### WORK TO BE COMPLETED
Quote every line as written. Omit pictures.

### DATASET SECTION
·····

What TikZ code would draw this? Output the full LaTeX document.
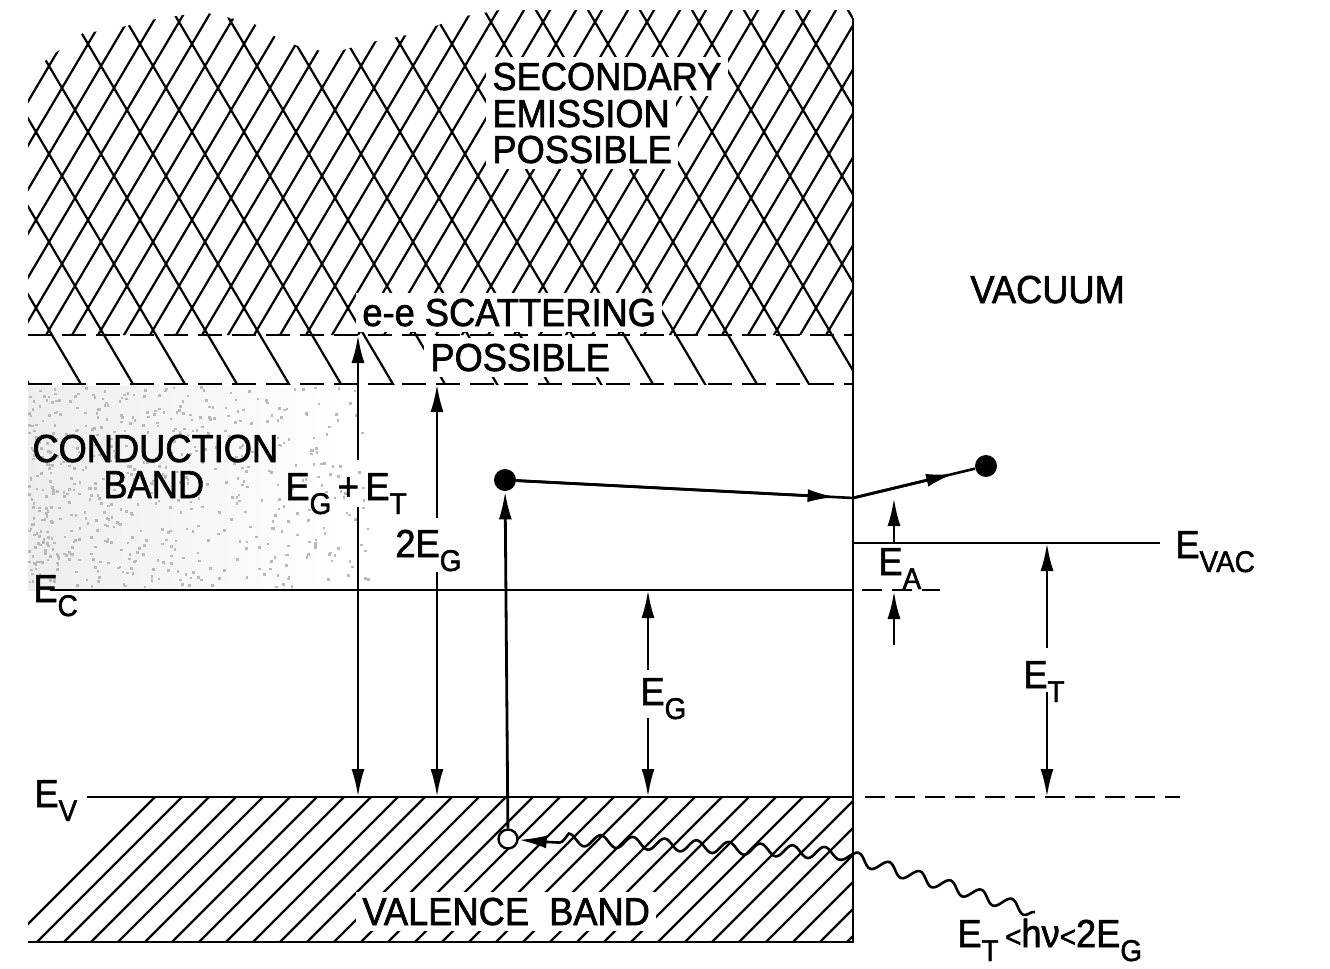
\documentclass[tikz,border=0pt]{standalone}
\usepackage{fontspec}
\setmainfont[FakeStretch=0.93,FakeBold=1.6]{Liberation Sans}
\usetikzlibrary{arrows.meta,decorations.pathmorphing,calc}
\newcommand\lsub[1]{\raisebox{-7pt}{\fontsize{15}{16}\selectfont #1}}
\begin{document}
\begin{tikzpicture}[x=0.5pt,y=-0.5pt,
  lab/.style={font=\fontsize{19.5}{22}\selectfont, inner sep=0pt, text=black},
  clearlab/.style={lab, fill=white, inner sep=3pt},
  hatchline/.style={line width=1.1pt},
  level/.style={line width=1.4pt},
  dashlevel/.style={line width=1.4pt, dash pattern=on 12pt off 5pt},
  dashext/.style={line width=1.4pt, dash pattern=on 10pt off 5pt},
  tip/.style={-{Latex[length=14pt,width=6.5pt]}},
  dimarr/.style={line width=1.4pt, tip},
  dot/.style={circle, fill=black, inner sep=0pt, minimum size=11pt},
  holec/.style={circle, draw=black, fill=white, line width=1.2pt, inner sep=0pt, minimum size=9.5pt},
  photon/.style={line width=1.3pt, decorate, decoration={snake, segment length=16pt, amplitude=3pt}}]
\useasboundingbox (0,0) rectangle (1330,969);
\fill[white] (0,0) rectangle (1330,969);

% ---- conduction band stipple
\shade[left color=gray!14, right color=white] (28,386) rectangle (340,590);
\pgfmathsetseed{7}
\foreach \k in {1,...,600}{
  \pgfmathsetmacro\xx{28+340*rnd^1.5}
  \pgfmathsetmacro\yy{386+200*rnd}
  \fill[gray!55] (\xx,\yy) rectangle ++(2.6,2.6);
}

% ---- cross hatch (secondary emission region)
\begin{scope}
  \clip (28,75) -- (50,57) -- (83,33) -- (110,30) -- (150,20) -- (203,12) -- (253,23) -- (267,33) -- (300,47) -- (333,53) -- (367,43) -- (417,33) -- (460,17) -- (500,10) -- (853,10) -- (853,335) -- (28,335) -- cycle;
  \foreach \i in {-6,...,17} \draw[hatchline] (\i*52+10,0) -- ++(236.4,400);
  \foreach \i in {0,...,45} \draw[hatchline] (\i*26+10,0) -- ++(-236.4,400);
\end{scope}
% ---- single hatch (e-e scattering region)
\begin{scope}
  \clip (28,335) rectangle (853,384);
  \foreach \i in {-6,...,17} \draw[hatchline] (\i*52+10,0) -- ++(236.4,400);
\end{scope}
% ---- valence band hatch
\begin{scope}
  \clip (28,797) rectangle (853,942);
  \foreach \i in {0,...,38} \draw[hatchline] (\i*27+10,942) -- ++(160,-160);
\end{scope}

% ---- labels that clear the hatching
\node[clearlab, anchor=base west] (sec) at (486,90) {SECONDARY};
\node[clearlab, anchor=base west] (emi) at (486,127) {EMISSION};
\node[clearlab, anchor=base west] (pos1) at (486,163) {POSSIBLE};
\node[clearlab, anchor=base west] (scat) at (356,326) {e-e SCATTERING};
\node[clearlab, anchor=base west] (pos2) at (424,371) {POSSIBLE};
\node[clearlab, anchor=base west] (val) at (356,925) {VALENCE\ \ BAND};
\node[clearlab, anchor=base west] (ev) at (28,807) {E\lsub{V}};

% ---- levels and boundaries
\coordinate (stop) at (853,18);
\coordinate (sbot) at (853,942);
\coordinate (vbl) at (28,942);
\draw[level] (stop) -- (sbot) -- (vbl);
\coordinate (ecL) at (50,590);  \coordinate (ecR) at (853,590); \coordinate (ecX) at (940,590);
\coordinate (evL) at (87,797);  \coordinate (evR) at (853,797); \coordinate (evX) at (1180,797);
\coordinate (vacL) at (853,543); \coordinate (vacR) at (1160,543);
\coordinate (d1L) at (28,335); \coordinate (d1R) at (853,335);
\coordinate (d2L) at (28,384); \coordinate (d2R) at (853,384);
\draw[level] (ecL) -- (ecR);
\draw[dashext] (ecR) ++(9,0) -- (ecX);
\draw[level] (evL) -- (evR);
\draw[dashext] (evR) ++(12,0) -- (evX);
\draw[level] (vacL) -- (vacR);
\draw[dashlevel] (d1L) -- (d1R);
\draw[dashlevel] (d2L) -- (d2R);

% ---- other labels
\node[lab, anchor=base west] (vac) at (970,303) {VACUUM};
\node[lab, anchor=base west] (cond) at (32,462) {CONDUCTION};
\node[lab, anchor=base west] (band) at (103,498) {BAND};
\node[lab, anchor=base west] (eget) at (285,500) {E\lsub{G}\,+\,E\lsub{T}};
\node[lab, anchor=base west] (tweg) at (395,557) {2E\lsub{G}};
\node[lab, anchor=base west] (ec) at (33,602) {E\lsub{C}};
\node[lab, anchor=base west] (eg) at (640,705) {E\lsub{G}};
\node[lab, anchor=base west] (ea) at (878,575) {E\lsub{A}};
\node[lab, anchor=base west] (evac) at (1175,558) {E\lsub{VAC}};
\node[lab, anchor=base west] (et) at (1023,688) {E\lsub{T}};
\node[lab, anchor=base west] (hnu) at (957,947) {E\lsub{T}\,{\fontsize{15}{16}\selectfont<}hν{\fontsize{15}{16}\selectfont<}2E\lsub{G}};

% ---- dimension arrows
\coordinate (a1t) at (358,335); \coordinate (a1m) at (358,460);
\coordinate (a1n) at (358,507); \coordinate (a1b) at (358,797);
\draw[dimarr] (a1m) -- (a1t);
\draw[dimarr] (a1n) -- (a1b);
\coordinate (a2t) at (437,384); \coordinate (a2m) at (437,518);
\coordinate (a2n) at (437,572); \coordinate (a2b) at (437,797);
\draw[dimarr] (a2m) -- (a2t);
\draw[dimarr] (a2n) -- (a2b);
\coordinate (a3t) at (648,590); \coordinate (a3m) at (648,670);
\coordinate (a3n) at (648,718); \coordinate (a3b) at (648,797);
\draw[dimarr] (a3m) -- (a3t);
\draw[dimarr] (a3n) -- (a3b);
\coordinate (a4t) at (1047,543); \coordinate (a4m) at (1047,648);
\coordinate (a4n) at (1047,692); \coordinate (a4b) at (1047,797);
\draw[dimarr] (a4m) -- (a4t);
\draw[dimarr] (a4n) -- (a4b);
\coordinate (a5t) at (894,498); \coordinate (a5m) at (894,543);
\coordinate (a5n) at (894,645); \coordinate (a5b) at (894,591);
\draw[dimarr] (a5m) -- (a5t);
\draw[dimarr] (a5n) -- (a5b);

% ---- electron, hole, photon
\node[dot] (e1) at (505,480) {};
\node[dot] (e2) at (986,466) {};
\node[holec] (h) at (508,839) {};
\coordinate (s1) at (853,498);
\draw[line width=1.3pt] (e1) -- (s1);
\draw[dimarr] (e1) -- ($(e1)!0.95!(s1)$);
\draw[line width=1.3pt] (s1) -- (e2);
\draw[dimarr] (s1) -- ($(s1)!0.76!(e2)$);
\draw[dimarr] (h) -- (e1);
\coordinate (ph0) at (1035,912);
\coordinate (ph1) at (855,858);
\coordinate (ph2) at (548,842);
\draw[photon] (ph0) -- (ph1) -- (ph2);
\draw[dimarr] (ph2) -- (h);
\end{tikzpicture}
\end{document}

·····

### SOLUTION FOR THIS TASK
What TikZ code would draw this? Output the full LaTeX document.
\documentclass[tikz,border=0pt]{standalone}
\usepackage{fontspec}
\setmainfont[FakeStretch=0.93,FakeBold=1.6]{Liberation Sans}
\usetikzlibrary{arrows.meta,decorations.pathmorphing,calc}
\newcommand\lsub[1]{\raisebox{-7pt}{\fontsize{15}{16}\selectfont #1}}
\begin{document}
\begin{tikzpicture}[x=0.5pt,y=-0.5pt,
  lab/.style={font=\fontsize{19.5}{22}\selectfont, inner sep=0pt, text=black},
  clearlab/.style={lab, fill=white, inner sep=3pt},
  hatchline/.style={line width=1.1pt},
  level/.style={line width=1.4pt},
  dashlevel/.style={line width=1.4pt, dash pattern=on 12pt off 5pt},
  dashext/.style={line width=1.4pt, dash pattern=on 10pt off 5pt},
  tip/.style={-{Latex[length=14pt,width=6.5pt]}},
  dimarr/.style={line width=1.4pt, tip},
  dot/.style={circle, fill=black, inner sep=0pt, minimum size=11pt},
  holec/.style={circle, draw=black, fill=white, line width=1.2pt, inner sep=0pt, minimum size=9.5pt},
  photon/.style={line width=1.3pt, decorate, decoration={snake, segment length=16pt, amplitude=3pt}}]
\useasboundingbox (0,0) rectangle (1330,969);
\fill[white] (0,0) rectangle (1330,969);

% ---- conduction band stipple
\shade[left color=gray!14, right color=white] (28,386) rectangle (340,590);
\pgfmathsetseed{7}
\foreach \k in {1,...,600}{
  \pgfmathsetmacro\xx{28+340*rnd^1.5}
  \pgfmathsetmacro\yy{386+200*rnd}
  \fill[gray!55] (\xx,\yy) rectangle ++(2.6,2.6);
}

% ---- cross hatch (secondary emission region)
\begin{scope}
  \clip (28,75) -- (50,57) -- (83,33) -- (110,30) -- (150,20) -- (203,12) -- (253,23) -- (267,33) -- (300,47) -- (333,53) -- (367,43) -- (417,33) -- (460,17) -- (500,10) -- (853,10) -- (853,335) -- (28,335) -- cycle;
  \foreach \i in {-6,...,17} \draw[hatchline] (\i*52+10,0) -- ++(236.4,400);
  \foreach \i in {0,...,45} \draw[hatchline] (\i*26+10,0) -- ++(-236.4,400);
\end{scope}
% ---- single hatch (e-e scattering region)
\begin{scope}
  \clip (28,335) rectangle (853,384);
  \foreach \i in {-6,...,17} \draw[hatchline] (\i*52+10,0) -- ++(236.4,400);
\end{scope}
% ---- valence band hatch
\begin{scope}
  \clip (28,797) rectangle (853,942);
  \foreach \i in {0,...,38} \draw[hatchline] (\i*27+10,942) -- ++(160,-160);
\end{scope}

% ---- labels that clear the hatching
\node[clearlab, anchor=base west] (sec) at (486,90) {SECONDARY};
\node[clearlab, anchor=base west] (emi) at (486,127) {EMISSION};
\node[clearlab, anchor=base west] (pos1) at (486,163) {POSSIBLE};
\node[clearlab, anchor=base west] (scat) at (356,326) {e-e SCATTERING};
\node[clearlab, anchor=base west] (pos2) at (424,371) {POSSIBLE};
\node[clearlab, anchor=base west] (val) at (356,925) {VALENCE\ \ BAND};
\node[clearlab, anchor=base west] (ev) at (28,807) {E\lsub{V}};

% ---- levels and boundaries
\coordinate (stop) at (853,18);
\coordinate (sbot) at (853,942);
\coordinate (vbl) at (28,942);
\draw[level] (stop) -- (sbot) -- (vbl);
\coordinate (ecL) at (50,590);  \coordinate (ecR) at (853,590); \coordinate (ecX) at (940,590);
\coordinate (evL) at (87,797);  \coordinate (evR) at (853,797); \coordinate (evX) at (1180,797);
\coordinate (vacL) at (853,543); \coordinate (vacR) at (1160,543);
\coordinate (d1L) at (28,335); \coordinate (d1R) at (853,335);
\coordinate (d2L) at (28,384); \coordinate (d2R) at (853,384);
\draw[level] (ecL) -- (ecR);
\draw[dashext] (ecR) ++(9,0) -- (ecX);
\draw[level] (evL) -- (evR);
\draw[dashext] (evR) ++(12,0) -- (evX);
\draw[level] (vacL) -- (vacR);
\draw[dashlevel] (d1L) -- (d1R);
\draw[dashlevel] (d2L) -- (d2R);

% ---- other labels
\node[lab, anchor=base west] (vac) at (970,303) {VACUUM};
\node[lab, anchor=base west] (cond) at (32,462) {CONDUCTION};
\node[lab, anchor=base west] (band) at (103,498) {BAND};
\node[lab, anchor=base west] (eget) at (285,500) {E\lsub{G}\,+\,E\lsub{T}};
\node[lab, anchor=base west] (tweg) at (395,557) {2E\lsub{G}};
\node[lab, anchor=base west] (ec) at (33,602) {E\lsub{C}};
\node[lab, anchor=base west] (eg) at (640,705) {E\lsub{G}};
\node[lab, anchor=base west] (ea) at (878,575) {E\lsub{A}};
\node[lab, anchor=base west] (evac) at (1175,558) {E\lsub{VAC}};
\node[lab, anchor=base west] (et) at (1023,688) {E\lsub{T}};
\node[lab, anchor=base west] (hnu) at (957,947) {E\lsub{T}\,{\fontsize{15}{16}\selectfont<}hν{\fontsize{15}{16}\selectfont<}2E\lsub{G}};

% ---- dimension arrows
\coordinate (a1t) at (358,335); \coordinate (a1m) at (358,460);
\coordinate (a1n) at (358,507); \coordinate (a1b) at (358,797);
\draw[dimarr] (a1m) -- (a1t);
\draw[dimarr] (a1n) -- (a1b);
\coordinate (a2t) at (437,384); \coordinate (a2m) at (437,518);
\coordinate (a2n) at (437,572); \coordinate (a2b) at (437,797);
\draw[dimarr] (a2m) -- (a2t);
\draw[dimarr] (a2n) -- (a2b);
\coordinate (a3t) at (648,590); \coordinate (a3m) at (648,670);
\coordinate (a3n) at (648,718); \coordinate (a3b) at (648,797);
\draw[dimarr] (a3m) -- (a3t);
\draw[dimarr] (a3n) -- (a3b);
\coordinate (a4t) at (1047,543); \coordinate (a4m) at (1047,648);
\coordinate (a4n) at (1047,692); \coordinate (a4b) at (1047,797);
\draw[dimarr] (a4m) -- (a4t);
\draw[dimarr] (a4n) -- (a4b);
\coordinate (a5t) at (894,498); \coordinate (a5m) at (894,543);
\coordinate (a5n) at (894,645); \coordinate (a5b) at (894,591);
\draw[dimarr] (a5m) -- (a5t);
\draw[dimarr] (a5n) -- (a5b);

% ---- electron, hole, photon
\node[dot] (e1) at (505,480) {};
\node[dot] (e2) at (986,466) {};
\node[holec] (h) at (508,839) {};
\coordinate (s1) at (853,498);
\draw[line width=1.3pt] (e1) -- (s1);
\draw[dimarr] (e1) -- ($(e1)!0.95!(s1)$);
\draw[line width=1.3pt] (s1) -- (e2);
\draw[dimarr] (s1) -- ($(s1)!0.76!(e2)$);
\draw[dimarr] (h) -- (e1);
\coordinate (ph0) at (1035,912);
\coordinate (ph1) at (855,858);
\coordinate (ph2) at (548,842);
\draw[photon] (ph0) -- (ph1) -- (ph2);
\draw[dimarr] (ph2) -- (h);
\end{tikzpicture}
\end{document}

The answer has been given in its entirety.